The field of astrophysical magnetohydrodynamics (MHD) has experienced significant growth over the past century. It combines principles from both magnetism and fluid dynamics to understand the behavior of plasmas in space. This discipline is essential for explaining phenomena such as solar flares, planetary magnetospheres, and the dynamics of accretion disks around black holes.

Historical Development of MHD in Astrophysics

The origins of astrophysical MHD trace back to the early 20th century, with scientists like Hannes Alfvén pioneering the field. In 1942, Alfvén introduced the concept of magnetic waves in plasmas, which later earned him the Nobel Prize in Physics. His work laid the foundation for understanding how magnetic fields influence cosmic plasmas.

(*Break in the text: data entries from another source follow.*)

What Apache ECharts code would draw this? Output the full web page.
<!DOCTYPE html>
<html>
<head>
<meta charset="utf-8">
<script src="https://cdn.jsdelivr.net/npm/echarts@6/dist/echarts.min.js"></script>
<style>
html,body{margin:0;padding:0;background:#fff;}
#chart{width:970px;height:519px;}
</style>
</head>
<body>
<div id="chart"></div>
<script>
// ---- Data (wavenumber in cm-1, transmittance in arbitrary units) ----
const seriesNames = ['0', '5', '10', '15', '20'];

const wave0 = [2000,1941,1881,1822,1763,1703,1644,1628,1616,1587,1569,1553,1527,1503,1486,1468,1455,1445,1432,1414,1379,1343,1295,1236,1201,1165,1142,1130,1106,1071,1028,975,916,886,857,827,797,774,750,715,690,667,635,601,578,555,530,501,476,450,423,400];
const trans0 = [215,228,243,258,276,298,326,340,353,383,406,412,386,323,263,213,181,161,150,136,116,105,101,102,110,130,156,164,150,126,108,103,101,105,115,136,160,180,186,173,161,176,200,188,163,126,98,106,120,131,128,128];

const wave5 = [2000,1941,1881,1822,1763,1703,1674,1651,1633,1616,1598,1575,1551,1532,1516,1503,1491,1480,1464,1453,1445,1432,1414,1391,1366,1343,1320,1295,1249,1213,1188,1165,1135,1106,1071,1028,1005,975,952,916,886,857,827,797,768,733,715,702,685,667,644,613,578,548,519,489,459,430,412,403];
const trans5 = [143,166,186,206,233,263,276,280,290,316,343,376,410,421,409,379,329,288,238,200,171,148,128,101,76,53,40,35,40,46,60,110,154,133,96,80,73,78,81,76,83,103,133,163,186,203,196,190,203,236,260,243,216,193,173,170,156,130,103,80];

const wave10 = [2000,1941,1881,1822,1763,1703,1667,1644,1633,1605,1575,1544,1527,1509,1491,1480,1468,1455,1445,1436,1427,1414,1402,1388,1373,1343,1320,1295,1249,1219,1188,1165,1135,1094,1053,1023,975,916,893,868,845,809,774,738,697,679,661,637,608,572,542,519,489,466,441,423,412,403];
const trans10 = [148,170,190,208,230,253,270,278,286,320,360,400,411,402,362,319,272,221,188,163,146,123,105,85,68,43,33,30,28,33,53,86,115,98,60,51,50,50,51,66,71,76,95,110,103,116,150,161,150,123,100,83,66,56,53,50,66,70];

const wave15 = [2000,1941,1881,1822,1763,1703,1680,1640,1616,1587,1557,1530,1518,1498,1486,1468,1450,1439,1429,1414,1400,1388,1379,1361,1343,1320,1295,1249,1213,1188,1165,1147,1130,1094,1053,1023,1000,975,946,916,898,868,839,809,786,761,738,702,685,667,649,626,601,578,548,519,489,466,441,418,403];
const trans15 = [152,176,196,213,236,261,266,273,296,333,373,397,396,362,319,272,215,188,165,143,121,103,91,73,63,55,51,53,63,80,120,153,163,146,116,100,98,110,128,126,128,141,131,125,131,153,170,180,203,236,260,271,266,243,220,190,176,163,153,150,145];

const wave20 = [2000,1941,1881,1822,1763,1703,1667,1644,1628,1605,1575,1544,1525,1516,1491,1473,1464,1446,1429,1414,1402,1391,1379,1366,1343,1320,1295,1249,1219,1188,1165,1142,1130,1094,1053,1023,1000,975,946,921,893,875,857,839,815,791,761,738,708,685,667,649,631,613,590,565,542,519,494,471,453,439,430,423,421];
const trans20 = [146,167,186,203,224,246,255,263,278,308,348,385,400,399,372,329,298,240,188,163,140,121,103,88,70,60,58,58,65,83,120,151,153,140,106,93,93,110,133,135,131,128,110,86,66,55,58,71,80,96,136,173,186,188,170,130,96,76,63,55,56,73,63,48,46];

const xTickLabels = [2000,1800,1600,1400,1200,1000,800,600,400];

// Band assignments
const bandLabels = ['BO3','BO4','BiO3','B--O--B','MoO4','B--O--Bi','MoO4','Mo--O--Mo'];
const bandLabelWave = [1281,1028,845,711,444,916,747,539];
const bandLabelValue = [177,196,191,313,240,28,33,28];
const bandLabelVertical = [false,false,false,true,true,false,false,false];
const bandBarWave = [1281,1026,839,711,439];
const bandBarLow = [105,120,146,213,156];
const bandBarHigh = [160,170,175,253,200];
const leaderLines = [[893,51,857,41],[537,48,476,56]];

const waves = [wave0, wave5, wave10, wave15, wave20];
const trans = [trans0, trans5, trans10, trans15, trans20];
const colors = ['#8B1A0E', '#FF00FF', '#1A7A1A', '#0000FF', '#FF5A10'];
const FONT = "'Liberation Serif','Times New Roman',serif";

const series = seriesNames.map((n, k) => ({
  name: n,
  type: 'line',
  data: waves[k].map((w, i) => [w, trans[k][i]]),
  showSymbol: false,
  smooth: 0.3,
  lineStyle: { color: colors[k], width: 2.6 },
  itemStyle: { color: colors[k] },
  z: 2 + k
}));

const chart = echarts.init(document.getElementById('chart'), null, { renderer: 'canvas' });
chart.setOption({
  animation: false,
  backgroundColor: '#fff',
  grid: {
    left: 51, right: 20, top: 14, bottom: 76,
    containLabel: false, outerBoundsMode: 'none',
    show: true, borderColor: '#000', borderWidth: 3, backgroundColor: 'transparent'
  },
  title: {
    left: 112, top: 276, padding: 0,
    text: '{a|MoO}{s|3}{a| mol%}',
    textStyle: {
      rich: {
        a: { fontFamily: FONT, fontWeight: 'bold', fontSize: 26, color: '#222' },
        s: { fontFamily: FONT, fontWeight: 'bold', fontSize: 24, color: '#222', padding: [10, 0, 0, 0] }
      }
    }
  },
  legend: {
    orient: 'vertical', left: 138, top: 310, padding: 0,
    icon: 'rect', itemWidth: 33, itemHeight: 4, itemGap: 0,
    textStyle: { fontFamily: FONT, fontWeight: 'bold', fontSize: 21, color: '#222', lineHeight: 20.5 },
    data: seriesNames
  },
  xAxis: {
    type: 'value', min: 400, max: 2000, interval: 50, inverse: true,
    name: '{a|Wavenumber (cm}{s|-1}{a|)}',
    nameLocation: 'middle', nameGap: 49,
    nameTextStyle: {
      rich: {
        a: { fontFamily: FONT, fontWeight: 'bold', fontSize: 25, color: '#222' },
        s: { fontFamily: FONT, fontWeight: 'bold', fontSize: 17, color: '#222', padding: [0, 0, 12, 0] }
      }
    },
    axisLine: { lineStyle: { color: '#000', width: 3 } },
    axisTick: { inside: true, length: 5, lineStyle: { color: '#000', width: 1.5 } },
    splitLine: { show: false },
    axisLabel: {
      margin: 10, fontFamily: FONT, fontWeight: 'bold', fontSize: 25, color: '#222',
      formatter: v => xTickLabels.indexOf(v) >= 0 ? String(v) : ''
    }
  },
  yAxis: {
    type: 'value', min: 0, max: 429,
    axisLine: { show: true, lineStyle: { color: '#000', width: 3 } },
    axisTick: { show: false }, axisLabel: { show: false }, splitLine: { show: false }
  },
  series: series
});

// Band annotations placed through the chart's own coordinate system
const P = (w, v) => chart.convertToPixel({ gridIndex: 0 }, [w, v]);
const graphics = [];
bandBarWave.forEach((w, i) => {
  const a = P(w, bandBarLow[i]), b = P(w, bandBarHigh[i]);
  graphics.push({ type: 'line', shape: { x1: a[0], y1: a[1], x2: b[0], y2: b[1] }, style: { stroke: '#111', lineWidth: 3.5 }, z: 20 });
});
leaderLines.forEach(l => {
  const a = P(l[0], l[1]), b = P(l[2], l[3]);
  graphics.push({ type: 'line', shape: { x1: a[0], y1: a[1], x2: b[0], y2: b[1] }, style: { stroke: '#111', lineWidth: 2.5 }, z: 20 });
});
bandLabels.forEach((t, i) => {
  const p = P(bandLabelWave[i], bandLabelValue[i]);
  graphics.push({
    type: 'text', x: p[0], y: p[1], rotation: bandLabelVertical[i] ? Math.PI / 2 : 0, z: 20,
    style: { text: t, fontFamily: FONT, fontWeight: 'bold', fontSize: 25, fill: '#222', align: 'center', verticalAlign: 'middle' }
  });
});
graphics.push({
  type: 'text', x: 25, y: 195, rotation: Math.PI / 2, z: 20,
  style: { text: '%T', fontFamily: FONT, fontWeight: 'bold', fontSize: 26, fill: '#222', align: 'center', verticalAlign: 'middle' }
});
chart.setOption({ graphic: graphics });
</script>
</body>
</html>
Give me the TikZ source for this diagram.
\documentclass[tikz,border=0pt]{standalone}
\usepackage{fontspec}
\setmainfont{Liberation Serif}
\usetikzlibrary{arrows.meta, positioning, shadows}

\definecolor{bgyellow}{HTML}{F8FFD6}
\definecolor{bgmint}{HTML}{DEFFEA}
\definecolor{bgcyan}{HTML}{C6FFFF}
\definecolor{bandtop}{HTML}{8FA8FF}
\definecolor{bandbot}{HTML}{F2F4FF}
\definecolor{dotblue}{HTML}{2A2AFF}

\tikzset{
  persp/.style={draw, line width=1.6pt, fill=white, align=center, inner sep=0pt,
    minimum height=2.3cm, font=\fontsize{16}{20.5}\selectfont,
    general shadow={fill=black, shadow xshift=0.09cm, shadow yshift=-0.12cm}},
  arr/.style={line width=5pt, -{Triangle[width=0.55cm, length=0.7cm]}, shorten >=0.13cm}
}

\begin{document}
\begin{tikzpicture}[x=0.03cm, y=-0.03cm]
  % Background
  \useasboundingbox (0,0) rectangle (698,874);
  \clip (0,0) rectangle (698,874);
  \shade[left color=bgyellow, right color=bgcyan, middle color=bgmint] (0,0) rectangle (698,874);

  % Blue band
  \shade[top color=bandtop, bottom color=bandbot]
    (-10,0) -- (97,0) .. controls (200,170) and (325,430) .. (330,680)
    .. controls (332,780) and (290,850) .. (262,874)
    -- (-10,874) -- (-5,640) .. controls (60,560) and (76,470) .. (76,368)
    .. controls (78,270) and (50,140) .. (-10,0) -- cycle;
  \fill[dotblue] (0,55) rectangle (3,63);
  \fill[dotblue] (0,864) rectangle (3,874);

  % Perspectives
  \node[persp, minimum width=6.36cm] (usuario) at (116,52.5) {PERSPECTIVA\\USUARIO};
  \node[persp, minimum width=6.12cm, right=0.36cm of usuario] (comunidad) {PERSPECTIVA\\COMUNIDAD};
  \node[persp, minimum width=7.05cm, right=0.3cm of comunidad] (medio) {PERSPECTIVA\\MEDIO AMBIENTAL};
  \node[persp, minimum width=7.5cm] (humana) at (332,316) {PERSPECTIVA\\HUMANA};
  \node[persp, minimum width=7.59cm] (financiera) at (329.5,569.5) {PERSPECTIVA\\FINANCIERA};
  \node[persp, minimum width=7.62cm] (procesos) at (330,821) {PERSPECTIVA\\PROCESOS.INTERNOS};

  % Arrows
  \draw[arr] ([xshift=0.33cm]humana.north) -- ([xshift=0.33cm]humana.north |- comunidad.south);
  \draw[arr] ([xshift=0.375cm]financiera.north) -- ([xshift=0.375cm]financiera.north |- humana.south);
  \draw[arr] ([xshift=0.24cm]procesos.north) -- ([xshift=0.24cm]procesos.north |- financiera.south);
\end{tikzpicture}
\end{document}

Key Concepts in Magnetohydrodynamics

  • Magnetic Fields: The influence of magnetic forces on plasma behavior.
  • Plasma Dynamics: How ionized gases move and interact under magnetic effects.
  • Magnetic Reconnection: The process where magnetic field lines break and reconnect, releasing energy.
  • Alfvén Waves: Magnetohydrodynamic waves that propagate along magnetic field lines.

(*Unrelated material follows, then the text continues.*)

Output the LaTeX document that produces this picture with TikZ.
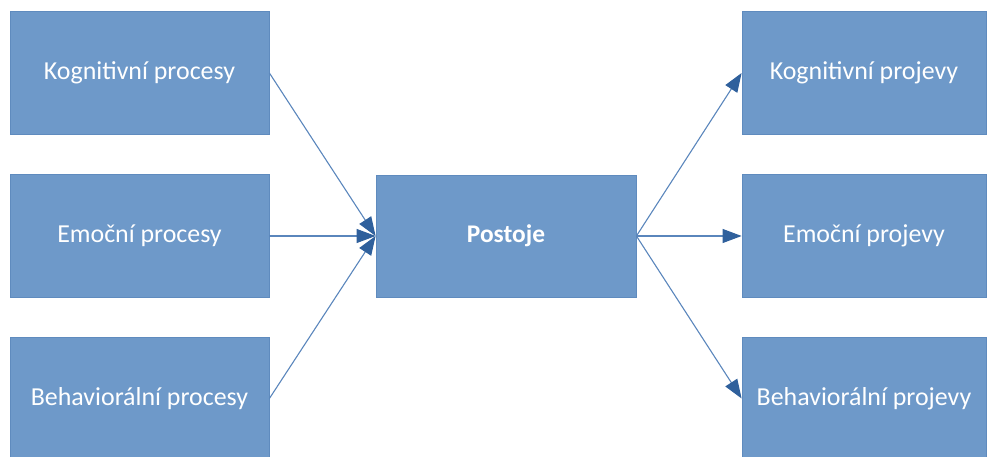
\documentclass[tikz,border=0pt]{standalone}
\usepackage{fontspec}
\setmainfont{Carlito}
\usetikzlibrary{arrows.meta}
\definecolor{boxfill}{HTML}{6E99C9}
\definecolor{boxline}{HTML}{5F8BBE}
\definecolor{conn}{HTML}{5A86BC}
\definecolor{tipc}{HTML}{2F609C}
\begin{document}
\begin{tikzpicture}[x=1bp,y=-1bp,
  box/.style={rectangle, draw=boxline, line width=0.8bp, fill=boxfill, text=white, inner sep=0pt,
    minimum height=123bp, font=\fontsize{26}{31}\selectfont},
  lbox/.style={box, minimum width=259bp},
  rbox/.style={box, minimum width=244bp},
  cbox/.style={box, minimum width=260bp, minimum height=122bp, font=\fontsize{25.5}{30}\selectfont\bfseries},
  conn/.style={draw=conn, line width=1.1bp, -{Triangle[length=19bp,width=14bp,fill=tipc,color=tipc]}}]
\useasboundingbox (0,0) rectangle (988,457);
\begin{scope}
\clip (0,0) rectangle (988,457);
\node[lbox] (kp) at (139.5,73) {Kognitivní procesy};
\node[lbox] (ep) at (139.5,236) {Emoční procesy};
\node[lbox] (bp) at (139.5,398.5) {Behaviorální procesy};
\node[cbox] (po) at (506,236) {Postoje};
\node[rbox] (kj) at (864,73) {Kognitivní projevy};
\node[rbox] (ej) at (864,236) {Emoční projevy};
\node[rbox] (bj) at (864,398.5) {Behaviorální projevy};
\draw[conn] (kp.east) -- (po.west);
\draw[conn] (ep.east) -- (po.west);
\draw[conn] (bp.east) -- (po.west);
\draw[conn] (po.east) -- (kj.west);
\draw[conn] (po.east) -- (ej.west);
\draw[conn] (po.east) -- (bj.west);
\end{scope}
\end{tikzpicture}
\end{document}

Modern Applications of Astrophysical MHD

Today, astrophysical MHD is vital for understanding many cosmic phenomena. It helps explain the solar wind's interaction with Earth's magnetosphere, leading to auroras. It also plays a crucial role in modeling the formation of stars and the behavior of black hole accretion disks. Moreover, MHD simulations are used to predict space weather events that can impact satellite communications and power grids.

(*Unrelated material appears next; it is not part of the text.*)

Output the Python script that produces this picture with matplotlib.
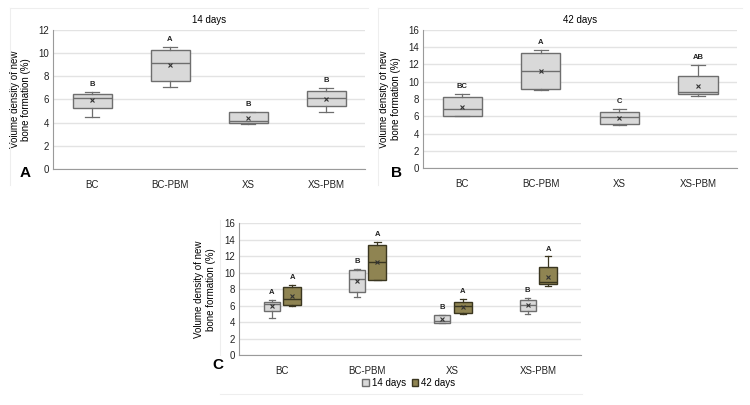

Future Directions in Astrophysical MHD

Advancements in computational power and observational technology continue to drive the field forward. Researchers are developing more sophisticated models to simulate complex plasma interactions in extreme environments. The integration of MHD with other disciplines, such as particle physics and cosmology, promises new insights into the universe's fundamental processes.